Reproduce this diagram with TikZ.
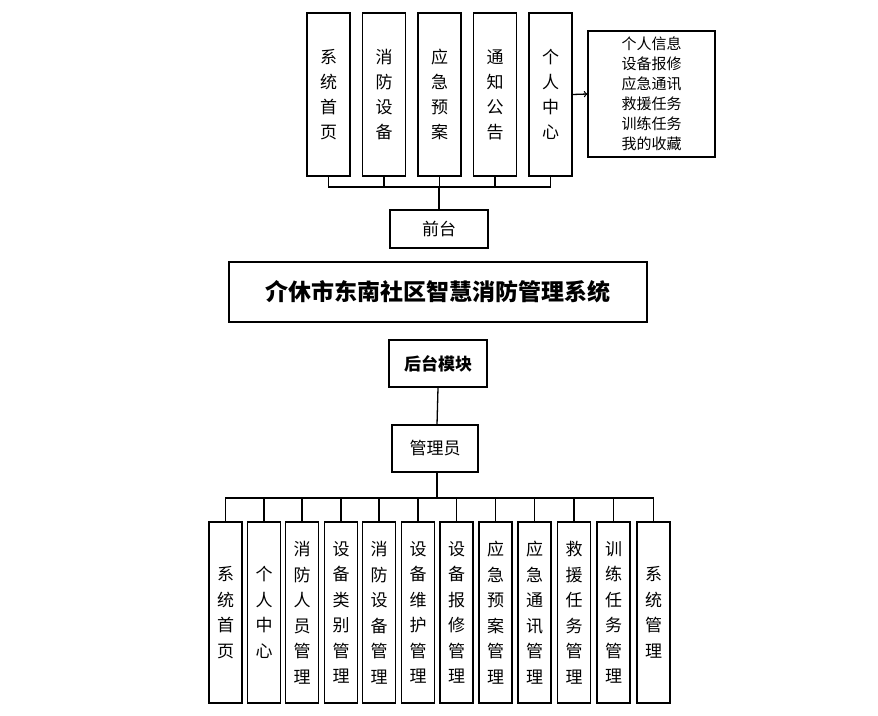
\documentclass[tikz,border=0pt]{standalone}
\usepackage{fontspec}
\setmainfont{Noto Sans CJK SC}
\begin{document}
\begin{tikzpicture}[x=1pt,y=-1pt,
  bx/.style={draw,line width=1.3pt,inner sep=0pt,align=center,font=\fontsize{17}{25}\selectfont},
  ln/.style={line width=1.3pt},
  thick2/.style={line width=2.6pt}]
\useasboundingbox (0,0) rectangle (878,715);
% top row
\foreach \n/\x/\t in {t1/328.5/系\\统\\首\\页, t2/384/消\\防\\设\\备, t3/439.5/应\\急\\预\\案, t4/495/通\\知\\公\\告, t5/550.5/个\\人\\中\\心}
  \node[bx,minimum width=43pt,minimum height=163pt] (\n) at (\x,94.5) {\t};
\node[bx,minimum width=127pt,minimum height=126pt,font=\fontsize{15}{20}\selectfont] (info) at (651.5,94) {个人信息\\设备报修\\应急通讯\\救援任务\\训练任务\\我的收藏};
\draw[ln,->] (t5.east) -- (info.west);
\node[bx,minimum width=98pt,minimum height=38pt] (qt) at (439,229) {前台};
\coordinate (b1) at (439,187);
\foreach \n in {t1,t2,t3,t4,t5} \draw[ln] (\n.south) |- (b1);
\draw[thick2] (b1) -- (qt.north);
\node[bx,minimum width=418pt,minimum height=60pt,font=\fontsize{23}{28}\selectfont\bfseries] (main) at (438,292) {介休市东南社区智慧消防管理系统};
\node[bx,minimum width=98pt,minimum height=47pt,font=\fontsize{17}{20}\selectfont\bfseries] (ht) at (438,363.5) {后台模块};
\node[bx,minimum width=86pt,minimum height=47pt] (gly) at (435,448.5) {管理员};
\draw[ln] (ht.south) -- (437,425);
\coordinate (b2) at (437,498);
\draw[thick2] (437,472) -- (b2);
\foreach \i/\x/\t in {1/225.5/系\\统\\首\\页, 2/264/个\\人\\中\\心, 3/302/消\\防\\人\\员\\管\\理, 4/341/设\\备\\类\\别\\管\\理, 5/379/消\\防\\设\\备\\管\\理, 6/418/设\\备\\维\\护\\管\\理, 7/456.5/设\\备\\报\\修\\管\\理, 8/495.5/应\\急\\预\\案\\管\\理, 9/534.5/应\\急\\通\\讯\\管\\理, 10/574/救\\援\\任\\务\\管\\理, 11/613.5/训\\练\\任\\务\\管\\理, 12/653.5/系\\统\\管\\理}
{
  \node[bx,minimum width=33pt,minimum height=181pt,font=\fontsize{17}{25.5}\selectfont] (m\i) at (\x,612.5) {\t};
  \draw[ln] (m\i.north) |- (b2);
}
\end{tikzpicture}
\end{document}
====================
§ **Brief**
Copy out each line word for word, please, skipping the images.

§ **Answer for the task**
Reproduce this diagram with TikZ.
\documentclass[tikz,border=0pt]{standalone}
\usepackage{fontspec}
\setmainfont{Noto Sans CJK SC}
\begin{document}
\begin{tikzpicture}[x=1pt,y=-1pt,
  bx/.style={draw,line width=1.3pt,inner sep=0pt,align=center,font=\fontsize{17}{25}\selectfont},
  ln/.style={line width=1.3pt},
  thick2/.style={line width=2.6pt}]
\useasboundingbox (0,0) rectangle (878,715);
% top row
\foreach \n/\x/\t in {t1/328.5/系\\统\\首\\页, t2/384/消\\防\\设\\备, t3/439.5/应\\急\\预\\案, t4/495/通\\知\\公\\告, t5/550.5/个\\人\\中\\心}
  \node[bx,minimum width=43pt,minimum height=163pt] (\n) at (\x,94.5) {\t};
\node[bx,minimum width=127pt,minimum height=126pt,font=\fontsize{15}{20}\selectfont] (info) at (651.5,94) {个人信息\\设备报修\\应急通讯\\救援任务\\训练任务\\我的收藏};
\draw[ln,->] (t5.east) -- (info.west);
\node[bx,minimum width=98pt,minimum height=38pt] (qt) at (439,229) {前台};
\coordinate (b1) at (439,187);
\foreach \n in {t1,t2,t3,t4,t5} \draw[ln] (\n.south) |- (b1);
\draw[thick2] (b1) -- (qt.north);
\node[bx,minimum width=418pt,minimum height=60pt,font=\fontsize{23}{28}\selectfont\bfseries] (main) at (438,292) {介休市东南社区智慧消防管理系统};
\node[bx,minimum width=98pt,minimum height=47pt,font=\fontsize{17}{20}\selectfont\bfseries] (ht) at (438,363.5) {后台模块};
\node[bx,minimum width=86pt,minimum height=47pt] (gly) at (435,448.5) {管理员};
\draw[ln] (ht.south) -- (437,425);
\coordinate (b2) at (437,498);
\draw[thick2] (437,472) -- (b2);
\foreach \i/\x/\t in {1/225.5/系\\统\\首\\页, 2/264/个\\人\\中\\心, 3/302/消\\防\\人\\员\\管\\理, 4/341/设\\备\\类\\别\\管\\理, 5/379/消\\防\\设\\备\\管\\理, 6/418/设\\备\\维\\护\\管\\理, 7/456.5/设\\备\\报\\修\\管\\理, 8/495.5/应\\急\\预\\案\\管\\理, 9/534.5/应\\急\\通\\讯\\管\\理, 10/574/救\\援\\任\\务\\管\\理, 11/613.5/训\\练\\任\\务\\管\\理, 12/653.5/系\\统\\管\\理}
{
  \node[bx,minimum width=33pt,minimum height=181pt,font=\fontsize{17}{25.5}\selectfont] (m\i) at (\x,612.5) {\t};
  \draw[ln] (m\i.north) |- (b2);
}
\end{tikzpicture}
\end{document}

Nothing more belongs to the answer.